Tracking the impact of smog on California kids
Children in southern California may be breathing easier these days compared with the 1990s, thanks to a big reduction in air pollution, a new study suggests.
Researchers found that as air quality improved in five Los Angeles-area communities over two decades, so did children's lung development.
Experts said the findings, published in the March 5 issue of the New England Journal of Medicine, suggest a major public health benefit from cleaner air: Kids' lung function not only matters in the short-term, but is also tied to their risk of developing heart and lung disease later in life.
The results are welcome news, said study leader W. James Gauderman, a professor of preventive medicine at the University of Southern California, Los Angeles.
But, he said, they are not an indicator that the nation's work is done when it comes to air quality.
"There's a cautionary note," Gauderman said.
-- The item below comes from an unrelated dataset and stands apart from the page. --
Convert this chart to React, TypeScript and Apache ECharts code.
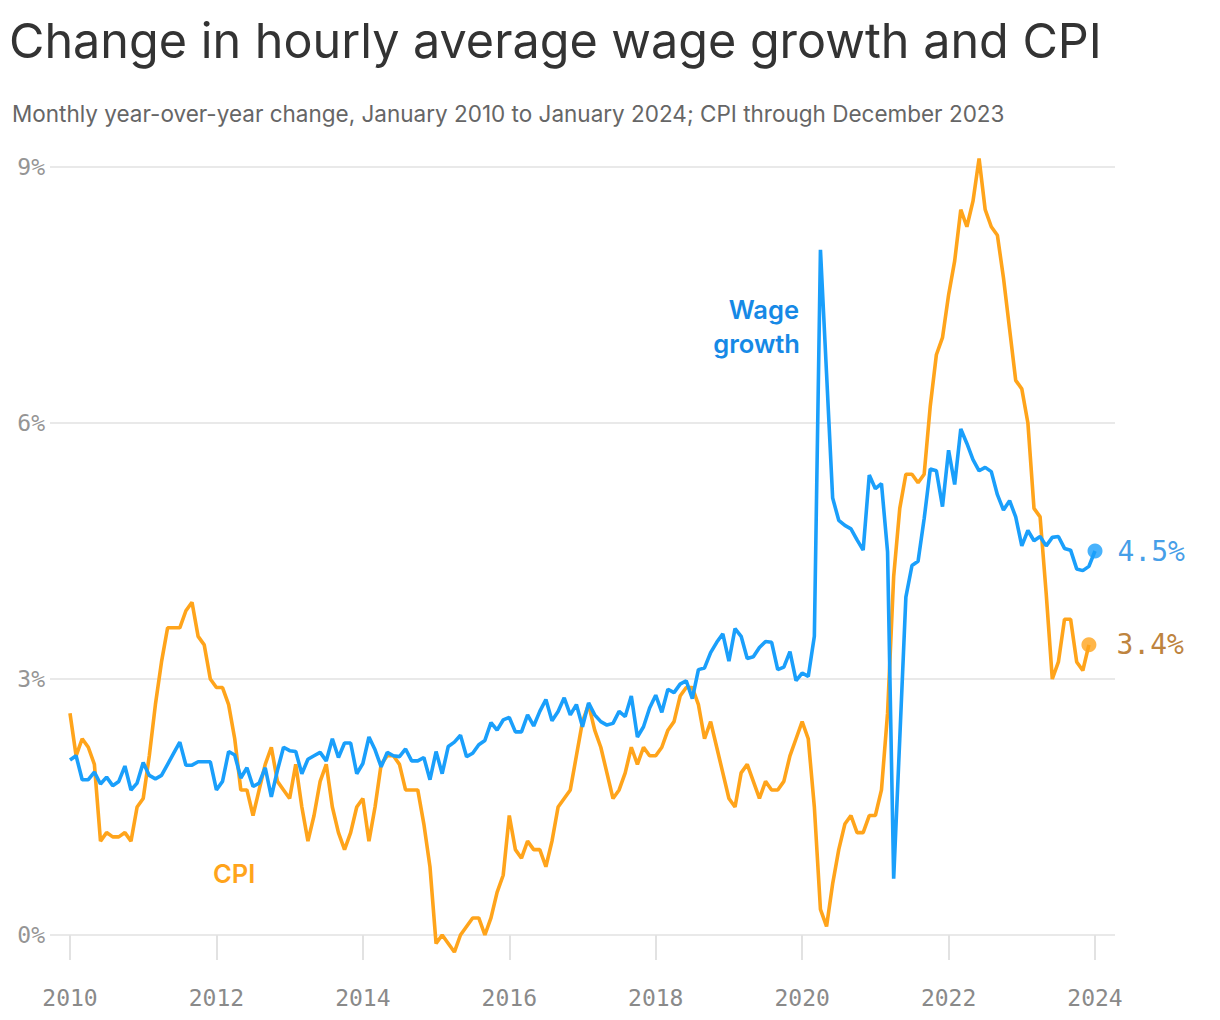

Urban areas are growing, and the economy is picking up, he noted -- which adds up to more traffic in cities, more trucks on the highways, busier seaports and more industrial activity.
"If emissions from those sources remain the same, we could lose some of the gains we've seen in air quality," Gauderman said.
So there's still plenty of room, he added, for "cleaner" cars and fewer emissions from power plants and other industrial sources.
The findings are based on three different groups of children who had their lung function tested repeatedly between the ages of 11 and 15 -- a critical period for lung development.
All were from the same five communities near Los Angeles, but were tested at different time periods: 1994-1998, 1997-2001, or 2007-2011.
Gauderman's team found that children in the 21st century group had stronger gains in lung function by age 15, versus kids from the two earlier periods.
The improvements paralleled sharp reductions in local levels of some major air pollutants, including nitrogen dioxide and fine particulate matter -- which dropped by about 40 percent over the study period.
Motor vehicles and industrial sources contribute to both pollutants, Gauderman noted.
How significant were the improvements in kids' lung function over time?
"One of our most important findings," Gauderman said, "was that the percentage of children with abnormally low lung function at age 15 declined from nearly 8 percent, to less than 4 percent in the most recent [group]."
Beyond that, kids' lung development has lifelong implications, according to Douglas Dockery, chair of the environmental health department at the Harvard School of Public Health, in Boston.
"Your lungs grow until your late-teens or early-20s," said Dockery, who co-wrote an editorial published with the study. "What you have when you reach maturity is the best you're going to have."
And there is a link between that early lung development and the risk of developing heart or lung disease decades later, Dockery said.
Gauderman made the same point. "If these improvements [in lung function] carry through to adulthood, we would expect to see a reduction in their lifetime risks of cardiovascular disease and respiratory disease," he said.
A combination of local, state and federal regulations has been credited with driving down pollution in the once smog-veiled Los Angeles "basin." It might sound logical that kids' lung function would improve, but scientific evidence of that has been lacking -- partly because such studies are hard to do, according to Dockery.
He said other studies have found that kids who live in "dirtier cities" tend to have more asthma and worse lung function. But it's difficult to rule out other factors that make communities different from one another.
This study, Dockery said, charted improvements within communities.
"We want to establish public policies that actually work," he said. "The argument for air-quality regulations has been that we expect to see health benefits. What's exciting about this study is, it gives us solid evidence."
And while the study focused on the Los Angeles area, both Dockery and Gauderman said it's reasonable to expect that kids' lung health has benefited in any U.S. community that has made similar improvements in air quality.
Still, Dockery agreed that the positive message should be tempered. "Yes, we should congratulate ourselves on making progress, but we don't want to backslide, either," he said. "And there are certainly people still living in polluted areas. We can't forget that."